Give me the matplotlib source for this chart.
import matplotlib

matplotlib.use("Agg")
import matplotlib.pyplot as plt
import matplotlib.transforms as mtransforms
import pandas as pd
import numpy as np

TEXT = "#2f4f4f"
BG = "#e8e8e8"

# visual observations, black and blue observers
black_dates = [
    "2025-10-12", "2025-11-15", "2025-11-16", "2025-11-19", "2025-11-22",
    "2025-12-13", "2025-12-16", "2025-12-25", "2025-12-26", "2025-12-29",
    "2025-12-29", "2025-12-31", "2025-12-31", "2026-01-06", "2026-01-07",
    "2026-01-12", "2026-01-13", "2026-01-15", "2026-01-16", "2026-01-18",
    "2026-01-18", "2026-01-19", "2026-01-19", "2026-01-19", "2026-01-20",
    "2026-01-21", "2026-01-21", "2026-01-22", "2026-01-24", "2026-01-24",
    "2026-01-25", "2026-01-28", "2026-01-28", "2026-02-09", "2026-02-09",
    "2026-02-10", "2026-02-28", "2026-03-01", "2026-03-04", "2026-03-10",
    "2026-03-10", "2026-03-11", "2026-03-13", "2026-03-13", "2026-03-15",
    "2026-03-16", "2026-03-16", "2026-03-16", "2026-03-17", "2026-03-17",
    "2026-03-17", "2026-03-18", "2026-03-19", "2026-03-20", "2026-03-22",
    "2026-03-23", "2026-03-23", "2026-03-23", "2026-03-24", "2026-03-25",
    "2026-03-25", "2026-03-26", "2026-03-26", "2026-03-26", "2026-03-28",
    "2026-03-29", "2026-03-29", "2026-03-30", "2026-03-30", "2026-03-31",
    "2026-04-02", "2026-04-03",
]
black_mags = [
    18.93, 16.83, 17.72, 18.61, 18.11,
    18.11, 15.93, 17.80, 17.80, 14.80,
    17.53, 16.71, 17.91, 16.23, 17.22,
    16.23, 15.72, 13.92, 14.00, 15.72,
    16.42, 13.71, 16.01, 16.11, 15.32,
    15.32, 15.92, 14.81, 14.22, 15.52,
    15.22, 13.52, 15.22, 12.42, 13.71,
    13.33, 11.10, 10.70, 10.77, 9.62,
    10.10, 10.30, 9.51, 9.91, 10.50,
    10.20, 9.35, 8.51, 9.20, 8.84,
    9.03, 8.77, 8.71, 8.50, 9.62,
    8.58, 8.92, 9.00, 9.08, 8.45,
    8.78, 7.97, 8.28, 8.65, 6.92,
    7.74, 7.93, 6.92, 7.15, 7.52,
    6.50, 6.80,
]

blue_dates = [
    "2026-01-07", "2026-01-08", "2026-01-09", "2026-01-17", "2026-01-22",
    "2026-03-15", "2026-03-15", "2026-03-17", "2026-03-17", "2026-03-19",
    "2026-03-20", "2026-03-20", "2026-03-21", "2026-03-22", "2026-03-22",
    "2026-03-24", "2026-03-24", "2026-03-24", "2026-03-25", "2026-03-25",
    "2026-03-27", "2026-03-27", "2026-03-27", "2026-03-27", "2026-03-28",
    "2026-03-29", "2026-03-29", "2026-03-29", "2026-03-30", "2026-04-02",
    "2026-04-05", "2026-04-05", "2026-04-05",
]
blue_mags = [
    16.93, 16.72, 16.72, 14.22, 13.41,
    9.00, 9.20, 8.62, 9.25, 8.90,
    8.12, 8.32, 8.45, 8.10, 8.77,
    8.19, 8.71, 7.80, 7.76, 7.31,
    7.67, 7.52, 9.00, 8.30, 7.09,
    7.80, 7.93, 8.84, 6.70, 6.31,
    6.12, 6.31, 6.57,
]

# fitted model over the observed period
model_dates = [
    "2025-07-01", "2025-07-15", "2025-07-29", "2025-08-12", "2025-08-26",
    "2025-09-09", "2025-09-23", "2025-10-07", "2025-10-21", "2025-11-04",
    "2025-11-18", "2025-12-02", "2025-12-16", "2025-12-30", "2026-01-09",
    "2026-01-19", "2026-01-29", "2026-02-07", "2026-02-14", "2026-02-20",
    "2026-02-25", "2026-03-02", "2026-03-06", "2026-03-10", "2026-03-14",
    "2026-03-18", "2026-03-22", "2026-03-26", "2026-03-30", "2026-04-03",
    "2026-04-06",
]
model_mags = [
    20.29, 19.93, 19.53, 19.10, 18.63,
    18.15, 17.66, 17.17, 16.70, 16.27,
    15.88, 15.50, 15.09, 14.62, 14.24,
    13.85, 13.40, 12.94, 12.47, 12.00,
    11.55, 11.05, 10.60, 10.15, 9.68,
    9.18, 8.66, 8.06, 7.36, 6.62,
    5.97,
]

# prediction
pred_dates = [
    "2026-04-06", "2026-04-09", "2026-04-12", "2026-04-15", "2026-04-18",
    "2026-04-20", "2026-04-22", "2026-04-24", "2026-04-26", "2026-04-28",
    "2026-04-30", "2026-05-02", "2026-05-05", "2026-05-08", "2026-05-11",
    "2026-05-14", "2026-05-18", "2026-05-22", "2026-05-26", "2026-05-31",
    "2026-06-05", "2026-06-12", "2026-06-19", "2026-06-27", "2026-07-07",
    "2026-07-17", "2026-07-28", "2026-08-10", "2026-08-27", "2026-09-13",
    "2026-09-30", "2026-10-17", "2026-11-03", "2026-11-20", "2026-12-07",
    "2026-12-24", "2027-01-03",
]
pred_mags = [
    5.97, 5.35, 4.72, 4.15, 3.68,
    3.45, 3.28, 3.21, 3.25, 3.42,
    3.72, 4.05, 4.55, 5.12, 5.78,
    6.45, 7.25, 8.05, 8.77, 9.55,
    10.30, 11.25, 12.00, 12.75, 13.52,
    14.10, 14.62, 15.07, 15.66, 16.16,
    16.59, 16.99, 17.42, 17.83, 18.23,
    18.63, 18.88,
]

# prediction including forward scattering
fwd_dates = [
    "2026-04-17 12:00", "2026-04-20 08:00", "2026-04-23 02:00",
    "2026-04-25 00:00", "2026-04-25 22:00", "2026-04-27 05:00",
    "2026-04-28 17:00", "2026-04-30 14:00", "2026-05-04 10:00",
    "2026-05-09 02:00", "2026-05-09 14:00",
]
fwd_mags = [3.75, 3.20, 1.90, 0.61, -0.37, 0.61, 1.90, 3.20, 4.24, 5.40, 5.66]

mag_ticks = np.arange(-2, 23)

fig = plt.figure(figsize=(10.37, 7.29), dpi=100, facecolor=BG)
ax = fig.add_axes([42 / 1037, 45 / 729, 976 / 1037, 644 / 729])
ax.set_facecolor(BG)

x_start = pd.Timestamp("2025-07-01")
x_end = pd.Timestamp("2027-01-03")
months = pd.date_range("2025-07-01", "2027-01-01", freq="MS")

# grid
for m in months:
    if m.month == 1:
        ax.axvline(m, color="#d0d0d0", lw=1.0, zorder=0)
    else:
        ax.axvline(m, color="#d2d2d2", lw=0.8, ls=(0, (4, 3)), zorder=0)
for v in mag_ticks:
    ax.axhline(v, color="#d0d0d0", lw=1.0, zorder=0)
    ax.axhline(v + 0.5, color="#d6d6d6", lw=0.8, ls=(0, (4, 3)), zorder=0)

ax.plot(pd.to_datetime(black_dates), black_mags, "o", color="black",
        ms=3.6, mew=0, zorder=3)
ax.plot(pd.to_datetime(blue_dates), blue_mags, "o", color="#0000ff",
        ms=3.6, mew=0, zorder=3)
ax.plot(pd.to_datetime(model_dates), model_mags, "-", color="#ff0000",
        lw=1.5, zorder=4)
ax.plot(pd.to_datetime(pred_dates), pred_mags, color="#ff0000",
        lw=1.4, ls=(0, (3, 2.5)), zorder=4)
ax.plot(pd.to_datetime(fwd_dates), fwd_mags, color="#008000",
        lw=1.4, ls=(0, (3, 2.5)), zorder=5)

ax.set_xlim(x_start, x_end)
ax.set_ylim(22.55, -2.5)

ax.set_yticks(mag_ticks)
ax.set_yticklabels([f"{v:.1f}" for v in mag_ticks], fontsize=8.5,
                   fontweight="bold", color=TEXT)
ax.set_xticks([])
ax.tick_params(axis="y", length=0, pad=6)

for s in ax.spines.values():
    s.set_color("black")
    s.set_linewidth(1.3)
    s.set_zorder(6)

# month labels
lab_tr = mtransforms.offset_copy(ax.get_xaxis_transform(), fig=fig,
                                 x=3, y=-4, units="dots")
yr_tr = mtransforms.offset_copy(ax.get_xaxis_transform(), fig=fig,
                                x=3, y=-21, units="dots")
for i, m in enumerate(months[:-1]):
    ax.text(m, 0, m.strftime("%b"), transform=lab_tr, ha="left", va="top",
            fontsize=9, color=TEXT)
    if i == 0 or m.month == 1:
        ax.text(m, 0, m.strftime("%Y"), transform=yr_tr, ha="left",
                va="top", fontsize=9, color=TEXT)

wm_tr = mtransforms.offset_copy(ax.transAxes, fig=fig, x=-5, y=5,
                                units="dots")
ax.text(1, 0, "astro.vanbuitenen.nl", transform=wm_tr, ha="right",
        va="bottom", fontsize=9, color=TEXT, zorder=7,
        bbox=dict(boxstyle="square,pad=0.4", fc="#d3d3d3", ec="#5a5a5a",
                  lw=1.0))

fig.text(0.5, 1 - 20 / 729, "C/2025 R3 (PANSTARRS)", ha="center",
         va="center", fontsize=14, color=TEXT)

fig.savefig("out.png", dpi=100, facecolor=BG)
---------------
→ **Goal**
Copy each line above containing the string "matplotlib".

→ **Answer for this exercise**
Give me the matplotlib source for this chart.
import matplotlib
matplotlib.use("Agg")
import matplotlib.pyplot as plt
import matplotlib.transforms as mtransforms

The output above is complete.